Jutta Koether

Artist Statement
The way you involve yourself in painting—its performance, reception, its embodied experience—inevitably throws into doubt the dimension of criticality in and of art itself. Walking that line has led me to deal with the historical baggage and trajectories that painting and performance share. When I first got involved in art making, I tried to find ways to pull painting into a problematized terrain where it could perform change on its own terms; where it could deal with its own broken history, its pleasures and pains, and formulate my own Meditation on the Passion.
This happened to the sound of punk in the late 1970s and early 1980s in Cologne. I learned to stretch, flex, imagine, wander, and improvise, and became an artist outside the academic system. I applied that experience to the canvas, asking: "Why must feminist art practices perform 'otherness' in an 'other' medium? Why not in painting?" Painting colored my mind ever since and eventually led me to the United States, extending the cabinet of fragmented creatures and collaborators that chose painting to playfully perform their existence with/on.
- December 2024
Biography
Since the 1980s, Jutta Koether has developed an alternative genealogy and practice of painting that has shaped the current understanding of the medium. Koether’s paintings confront the conditions of their own production as a site of reflection on the act of looking and the different perspectives this act raises, depending on who is looking, how, and when. She accentuates a counter-history to the male-dominated art historical canon, claiming a space usually occupied by male painters through her grotesque and guttural works. Koether’s multifaceted oeuvre goes back to her beginnings in the context of Neo-Expressionism in Cologne and her subsequent exploration of the color red as an expressive device—asserting a distinctly female response to the cliché of male painter subjects. After moving to New York in the 1990s, she began making colorful large-scale paintings that layer motifs from pop culture, literature, and art history in dense painterly gestures. Since the early 2000s, Koether has become increasingly involved with performance and music, resulting in inky black canvases and assemblage paintings that incorporate devotional objects from punk and noise culture.

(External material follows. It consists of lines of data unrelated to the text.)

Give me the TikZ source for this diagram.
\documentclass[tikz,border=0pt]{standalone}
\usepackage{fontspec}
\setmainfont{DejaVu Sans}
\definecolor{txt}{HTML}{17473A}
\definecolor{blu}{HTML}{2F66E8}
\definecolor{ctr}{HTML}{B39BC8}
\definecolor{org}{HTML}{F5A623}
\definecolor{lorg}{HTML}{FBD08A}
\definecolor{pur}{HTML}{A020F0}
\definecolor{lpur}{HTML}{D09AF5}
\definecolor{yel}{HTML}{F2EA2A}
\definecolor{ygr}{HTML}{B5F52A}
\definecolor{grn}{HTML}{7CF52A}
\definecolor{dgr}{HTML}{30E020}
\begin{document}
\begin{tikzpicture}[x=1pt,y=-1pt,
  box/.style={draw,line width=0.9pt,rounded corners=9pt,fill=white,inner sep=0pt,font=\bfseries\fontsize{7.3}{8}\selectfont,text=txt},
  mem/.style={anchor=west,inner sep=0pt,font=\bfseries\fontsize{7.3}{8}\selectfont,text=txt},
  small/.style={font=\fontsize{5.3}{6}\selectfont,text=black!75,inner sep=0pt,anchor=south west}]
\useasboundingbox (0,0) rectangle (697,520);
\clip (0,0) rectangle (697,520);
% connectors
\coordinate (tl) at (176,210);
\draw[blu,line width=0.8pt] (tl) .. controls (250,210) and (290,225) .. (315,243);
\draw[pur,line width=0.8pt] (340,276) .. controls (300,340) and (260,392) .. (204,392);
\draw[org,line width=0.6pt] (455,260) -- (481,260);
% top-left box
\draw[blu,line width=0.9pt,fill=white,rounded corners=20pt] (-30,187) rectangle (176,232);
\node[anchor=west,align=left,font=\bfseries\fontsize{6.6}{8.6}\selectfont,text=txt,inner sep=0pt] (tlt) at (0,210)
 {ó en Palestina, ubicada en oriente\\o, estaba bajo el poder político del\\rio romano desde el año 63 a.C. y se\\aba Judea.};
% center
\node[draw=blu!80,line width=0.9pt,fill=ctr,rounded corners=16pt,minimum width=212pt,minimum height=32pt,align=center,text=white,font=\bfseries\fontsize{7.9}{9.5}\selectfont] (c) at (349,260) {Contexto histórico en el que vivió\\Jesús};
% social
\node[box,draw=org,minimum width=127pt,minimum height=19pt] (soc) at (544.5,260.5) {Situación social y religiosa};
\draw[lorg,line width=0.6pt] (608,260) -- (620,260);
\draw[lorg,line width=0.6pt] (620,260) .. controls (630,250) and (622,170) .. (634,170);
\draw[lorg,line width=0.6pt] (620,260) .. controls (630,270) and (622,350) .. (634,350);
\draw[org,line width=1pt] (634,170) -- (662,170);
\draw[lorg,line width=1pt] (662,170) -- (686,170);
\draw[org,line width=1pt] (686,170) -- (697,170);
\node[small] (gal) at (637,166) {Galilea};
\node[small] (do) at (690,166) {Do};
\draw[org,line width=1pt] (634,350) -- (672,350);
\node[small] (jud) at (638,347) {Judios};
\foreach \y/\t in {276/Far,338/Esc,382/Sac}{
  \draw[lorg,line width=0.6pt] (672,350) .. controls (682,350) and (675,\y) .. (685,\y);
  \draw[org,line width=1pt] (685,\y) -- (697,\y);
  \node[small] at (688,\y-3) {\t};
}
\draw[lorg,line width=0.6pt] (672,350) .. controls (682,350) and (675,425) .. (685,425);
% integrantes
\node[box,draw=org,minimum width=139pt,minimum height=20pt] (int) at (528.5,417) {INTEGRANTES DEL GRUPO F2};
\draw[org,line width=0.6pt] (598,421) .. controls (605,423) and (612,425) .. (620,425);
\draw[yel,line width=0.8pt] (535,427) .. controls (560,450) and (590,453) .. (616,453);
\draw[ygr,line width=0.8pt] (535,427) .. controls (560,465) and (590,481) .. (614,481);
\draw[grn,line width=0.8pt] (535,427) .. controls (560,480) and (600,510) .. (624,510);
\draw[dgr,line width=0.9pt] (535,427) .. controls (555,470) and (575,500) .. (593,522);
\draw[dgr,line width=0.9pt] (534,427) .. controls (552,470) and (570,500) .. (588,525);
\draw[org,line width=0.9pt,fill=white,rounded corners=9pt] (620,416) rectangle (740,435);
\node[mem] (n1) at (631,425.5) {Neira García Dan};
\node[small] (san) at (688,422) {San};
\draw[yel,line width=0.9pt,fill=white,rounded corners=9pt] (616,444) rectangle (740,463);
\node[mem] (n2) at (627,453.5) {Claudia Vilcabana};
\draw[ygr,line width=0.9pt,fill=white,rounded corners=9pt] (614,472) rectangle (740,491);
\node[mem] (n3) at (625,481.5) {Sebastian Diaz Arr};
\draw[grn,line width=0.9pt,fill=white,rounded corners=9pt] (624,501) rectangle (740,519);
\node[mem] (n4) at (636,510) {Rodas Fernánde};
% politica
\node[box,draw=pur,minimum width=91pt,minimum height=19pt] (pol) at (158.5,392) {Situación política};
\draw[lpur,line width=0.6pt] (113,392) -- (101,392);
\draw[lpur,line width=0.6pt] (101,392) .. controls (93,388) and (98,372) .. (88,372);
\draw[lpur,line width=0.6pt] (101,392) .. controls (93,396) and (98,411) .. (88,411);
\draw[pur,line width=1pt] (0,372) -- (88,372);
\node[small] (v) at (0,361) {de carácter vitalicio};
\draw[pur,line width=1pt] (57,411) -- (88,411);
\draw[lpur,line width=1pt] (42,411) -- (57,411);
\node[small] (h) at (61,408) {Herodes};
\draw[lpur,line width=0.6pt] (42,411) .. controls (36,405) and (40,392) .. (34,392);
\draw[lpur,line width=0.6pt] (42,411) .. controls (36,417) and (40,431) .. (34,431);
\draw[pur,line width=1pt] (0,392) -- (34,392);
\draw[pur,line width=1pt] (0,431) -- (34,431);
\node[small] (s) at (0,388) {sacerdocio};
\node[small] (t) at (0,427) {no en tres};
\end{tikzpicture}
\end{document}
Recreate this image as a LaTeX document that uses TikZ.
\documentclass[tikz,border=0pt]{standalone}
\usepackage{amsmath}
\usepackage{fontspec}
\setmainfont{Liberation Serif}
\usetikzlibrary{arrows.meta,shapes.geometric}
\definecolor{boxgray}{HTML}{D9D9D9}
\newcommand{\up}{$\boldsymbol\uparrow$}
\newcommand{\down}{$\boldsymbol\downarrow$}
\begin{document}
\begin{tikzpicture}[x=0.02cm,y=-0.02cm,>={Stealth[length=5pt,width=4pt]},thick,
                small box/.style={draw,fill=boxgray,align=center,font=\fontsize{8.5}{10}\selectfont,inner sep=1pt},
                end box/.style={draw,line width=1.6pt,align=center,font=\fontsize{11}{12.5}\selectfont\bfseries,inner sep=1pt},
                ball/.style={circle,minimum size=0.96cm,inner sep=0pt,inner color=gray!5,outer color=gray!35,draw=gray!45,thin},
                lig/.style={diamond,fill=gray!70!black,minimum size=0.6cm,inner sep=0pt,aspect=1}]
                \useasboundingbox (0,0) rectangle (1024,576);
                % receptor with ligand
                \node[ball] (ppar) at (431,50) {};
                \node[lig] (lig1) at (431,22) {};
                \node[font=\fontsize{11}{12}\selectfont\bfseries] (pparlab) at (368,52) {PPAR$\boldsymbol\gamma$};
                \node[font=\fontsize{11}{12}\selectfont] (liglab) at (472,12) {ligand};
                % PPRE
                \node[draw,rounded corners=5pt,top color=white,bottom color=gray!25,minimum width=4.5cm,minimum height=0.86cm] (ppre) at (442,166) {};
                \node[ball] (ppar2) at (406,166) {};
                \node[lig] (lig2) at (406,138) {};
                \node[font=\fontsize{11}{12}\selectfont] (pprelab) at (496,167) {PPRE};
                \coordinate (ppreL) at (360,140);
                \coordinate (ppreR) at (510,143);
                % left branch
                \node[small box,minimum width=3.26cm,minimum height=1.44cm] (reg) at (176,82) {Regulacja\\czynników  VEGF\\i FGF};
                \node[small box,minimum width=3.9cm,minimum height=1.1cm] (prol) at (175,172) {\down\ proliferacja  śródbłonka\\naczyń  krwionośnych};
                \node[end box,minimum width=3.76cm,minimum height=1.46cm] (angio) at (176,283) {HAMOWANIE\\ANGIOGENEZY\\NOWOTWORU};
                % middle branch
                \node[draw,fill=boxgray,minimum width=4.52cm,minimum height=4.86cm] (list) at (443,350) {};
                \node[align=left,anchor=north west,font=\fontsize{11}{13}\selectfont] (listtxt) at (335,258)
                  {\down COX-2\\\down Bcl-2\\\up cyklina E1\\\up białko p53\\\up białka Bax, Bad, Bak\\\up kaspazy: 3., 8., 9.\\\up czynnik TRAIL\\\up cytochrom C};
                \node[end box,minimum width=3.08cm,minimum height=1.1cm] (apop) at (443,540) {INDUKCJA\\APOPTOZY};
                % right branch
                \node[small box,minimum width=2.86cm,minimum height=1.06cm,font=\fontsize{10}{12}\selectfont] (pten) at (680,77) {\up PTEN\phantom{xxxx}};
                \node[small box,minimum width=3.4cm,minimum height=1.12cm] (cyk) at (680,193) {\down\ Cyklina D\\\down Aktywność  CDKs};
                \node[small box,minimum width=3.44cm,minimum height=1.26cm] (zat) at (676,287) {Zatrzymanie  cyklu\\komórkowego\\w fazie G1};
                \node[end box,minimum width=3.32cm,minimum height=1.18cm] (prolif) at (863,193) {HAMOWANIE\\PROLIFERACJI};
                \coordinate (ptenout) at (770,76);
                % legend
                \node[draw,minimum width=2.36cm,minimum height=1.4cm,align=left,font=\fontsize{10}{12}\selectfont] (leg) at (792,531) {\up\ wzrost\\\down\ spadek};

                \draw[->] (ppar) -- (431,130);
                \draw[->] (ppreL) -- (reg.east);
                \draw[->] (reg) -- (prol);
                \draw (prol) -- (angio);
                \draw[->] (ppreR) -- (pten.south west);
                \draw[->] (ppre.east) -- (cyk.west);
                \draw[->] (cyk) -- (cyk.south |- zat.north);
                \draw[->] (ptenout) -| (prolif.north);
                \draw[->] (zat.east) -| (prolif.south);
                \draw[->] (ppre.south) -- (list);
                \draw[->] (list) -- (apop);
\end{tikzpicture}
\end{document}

Koether’s exploration of the unstable subject position, the blurring delineations of biographies, and the fundamental unfinishedness of its interpretation have arrived at new thresholds that inundate the viewer with challenges and demands. What counted and still counts for her are the myriad discourses and expansions of painting, the discontinuities and connections, as well as the sense of flux around the inception and ends of popular and non-popular cultures in an era she experienced in active, communal correspondence and engagement.
Tour de Madame, a comprehensive survey exhibition of Koether’s work that encompassed over 150 paintings, was presented at the Museum Brandhorst in Munich, Germany and the Musée d’Art Moderne Grand-Duc Jean (MUDAM) in Luxembourg City, Luxembourg in 2018 and 2019. Other exhibitions include 1982, 1983, 1984, Galerie Buchholz, New York, NY (2024); Good Luck Spot Part II, Bortolami, New York, NY (2023); eVEryTHinG WilL ChaNGe, Reena Spaulings, New York, NY (2022); Black Place, Artium Museo, Vitoria-Gasteiz, Spain (2022); and Libertine, Museum Abteiberg, Mönchengladbach, Germany (2019).
Her works are in the collections of the Museum of Modern Art and the Whitney Museum of American Art, New York, NY; Museum of Contemporary Art in Los Angeles, CA; the Berlin National Gallery, Berlin, Germany; the Museum Brandhorst in Munich, Germany; Museum moderner Kunst Stiftung Ludwig Wien, Vienna, Austria; Museum Ludwig, Cologne, Germany; and Stedelijk Museum, Amsterdam, The Netherlands.
Koether served as Professor of Painting and Drawing at the Hamburg University of Fine Arts, and previously taught at Columbia University, Cooper Union School of Art, and School of Visual Arts, Bard College, Yale University, Universität der Künste, and Kongelige Danske Kunstakademi, among others.